- Kaugachhi Location in West Bengal, India Kaugachhi Kaugachhi (India)
- Coordinates: 22°48′44″N 88°23′25″E﻿ / ﻿22.8123°N 88.3903°E
- Country: India
- State: West Bengal
- District: North 24 Parganas

Area
- • Total: 1.83 km^{2} (0.71 sq mi)

Population (2011)
- • Total: 17,001
- • Density: 9,290/km^{2} (24,100/sq mi)

Languages
- • Official: Bengali, English
- Time zone: UTC+5:30 (IST)
- Telephone code: +91 33
- ISO 3166 code: IN-WB
- Vehicle registration: WB
- Lok Sabha constituency: Barrackpore
- Vidhan Sabha constituency: Noapara
- Website: north24parganas.nic.in

= Kaugachhi =

Kaugachhi is a census town in Barrackpore I CD Block in Barrackpore subdivision in North 24 Parganas district in the Indian state of West Bengal.

==Demographics==
===Population===
As per 2011 Census of India Kaugachhi had a total population of 17,001, of which 8,612 (51%) were males and 8,389 (49%) were females. Population below 6 years was 1,379. The total number of literates in Kaugachhi was 13,833 (88.55% of the population over 6 years).

As of 2001 India census, Kaugachhi had a population of 13,904. Males constitute 51% of the population and females 49%. Kaugachhi has an average literacy rate of 72%, higher than the national average of 59.5%: male literacy is 76%, and female literacy is 67%. In Kaugachhi, 10% of the population is under 6 years of age.

===Kolkata Urban Agglomeration===
The following Municipalities, Census Towns and other locations in Barrackpore subdivision were part of Kolkata Urban Agglomeration in the 2011 census: Kanchrapara (M), Jetia (CT), Halisahar (M), Balibhara (CT), Naihati (M), Bhatpara (M), Kaugachhi (CT), Garshyamnagar (CT), Garulia (M), Ichhapur Defence Estate (CT), North Barrackpur (M), Barrackpur Cantonment (CB), Barrackpore (M), Jafarpur (CT), Ruiya (CT), Titagarh (M), Khardaha (M), Bandipur (CT), Panihati (M), Muragachha (CT) New Barrackpore (M), Chandpur (CT), Talbandha (CT), Patulia (CT), Kamarhati (M), Baranagar (M), South Dumdum (M), North Dumdum (M), Dum Dum (M), Noapara (CT), Babanpur (CT), Teghari (CT), Nanna (OG), Chakla (OG), Srotribati (OG) and Panpur (OG).

==Geography==

===Location===
Garshyamnagar, Noapara, Kaugachhi and Paltapara form an urban cluster east of Garulia and North Barrackpur. Ichhapur Defence Estate lies on the west of North Barrackpur.

96% of the population of Barrackpore subdivision (partly presented in the map alongside) live in urban areas. In 2011, it had a density of population of 10,967 per km^{2} The subdivision has 16 municipalities and 24 census towns.

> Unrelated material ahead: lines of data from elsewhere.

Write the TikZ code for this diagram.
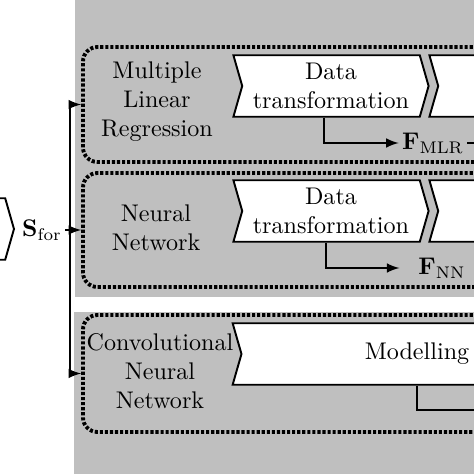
\documentclass[tikz,border=0pt]{standalone}
\usepackage{amsmath}
\usetikzlibrary{shapes.symbols,fit,calc}
\begin{document}
\begin{tikzpicture}[x=0.415pt,y=-0.415pt,>=latex,line width=0.8pt,
    chev/.style={signal,signal from=west,signal to=east,signal pointer angle=148,
        draw,fill=white,line width=0.8pt,minimum height=25.5pt,inner sep=1pt,align=center},
    dotbox/.style={draw,rounded corners=6pt,line width=1.6pt,
        dash pattern=on 1.3pt off 0.8pt,inner sep=0pt}]
\useasboundingbox (0,0) rectangle (474,474);
% grey panels
\fill[black!25] (75,-20) rectangle (520,297);
\fill[black!25] (74,312) rectangle (520,500);
% model boxes
\foreach \X/\T/\B in {mlr/47/162,nn/173/287,cnn/315/432}
    \node[dotbox,fit={(83,\T) (720,\B)}] (\X) {};
\node[align=center] (mlr-l) at (157,102) {Multiple\\Linear\\Regression};
\node[align=center] (nn-l) at (156,228) {Neural\\Network};
\node[align=center] (cnn-l) at (160,371) {Convolutional\\Neural\\Network};
% steps
\foreach \Y/\P in {1/86,2/211}{
    \node[chev,minimum width=81pt] (dt-\Y) at (331,\P) {Data\\transformation};
    \node[chev,minimum width=81pt] (md-\Y) at (527,\P) {};}
\node[chev,minimum width=153pt] (md-3) at (417,354) {Modelling};
\node[chev,minimum width=81pt,anchor=east] (in) at (15,229) {};
% series and features
\node[inner sep=1pt] (sfor) at (42,230) {$\mathbf{S}_{\mathrm{for}}$};
\coordinate (split) at (70,230);
\draw[->] (sfor) -- (nn.west);
\draw[->] (split) |- (mlr.west);
\draw[->] (split) |- (cnn.west);
\node[inner sep=1pt] (fmlr) at (433,143) {$\mathbf{F}_{\mathrm{MLR}}$};
\node[inner sep=1pt] (fnn) at (442,268) {$\mathbf{F}_{\mathrm{NN}}$};
\draw[->] ([xshift=-3pt]dt-1.south) |- (fmlr.west);
\draw[->,shorten >=6.5pt] ([xshift=-2pt]dt-2.south) |- (fnn.west);
\coordinate (mlr-out) at (500,143);
\draw (fmlr) -- (mlr-out);
\coordinate (cnn-out) at (500,410);
\draw (md-3.south) |- (cnn-out);
\end{tikzpicture}
\end{document}
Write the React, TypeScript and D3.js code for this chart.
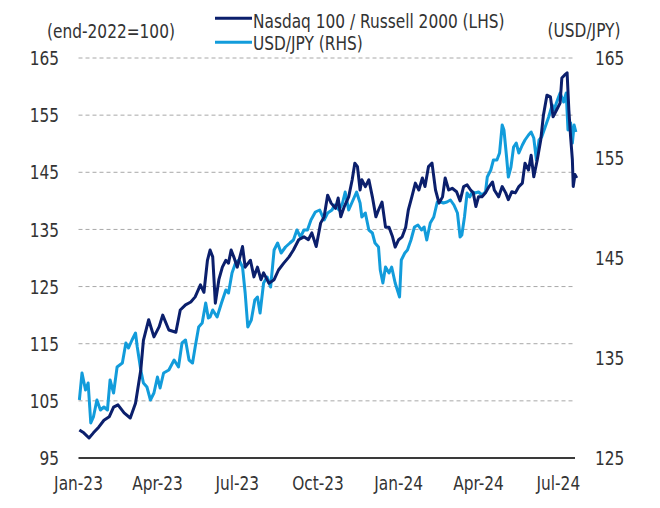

For most of the cities/ towns information regarding density of population is available in the Infobox. Population data is not available for neighbourhoods. It is available for the entire municipal area and thereafter ward-wise.

All places marked on the map are linked in the full-screen map.

===Police station===
Noapara police station under Barrackpore Police Commissionerate has jurisdiction over Garulia and North Barrackpur municipal areas.

===Post Office===
Kowgachi has a non-delivery sub post office, with PIN 743127 in the North Presidency Division of North 24 Parganas district in Calcutta region. Other post offices with the same PIN are Paltapara, Shyamnagar, Mulajore, Feeder Road, Gurdah, Mondalpara and Purbabidhyadharpur.

==Healthcare==
North 24 Parganas district has been identified as one of the areas where ground water is affected by arsenic contamination.

==Infrastructure==
As per the District Census Handbook 2011, Kaugachhi covered an area of 1.83 km^{2}. Amongst the medical facilities it had were 4 medicine shops. Amongst the educational facilities it had were 5 primary schools. The nearest other school facilities were available 2 km away at Gurdaha or 13 km away at Naihati.

==Transport==
Kaugachhi is beside Kalyani Expressway.

The nearest railway stations are Shyamnagar railway station and Ichhapur railway station on the Sealdah-Ranaghat line.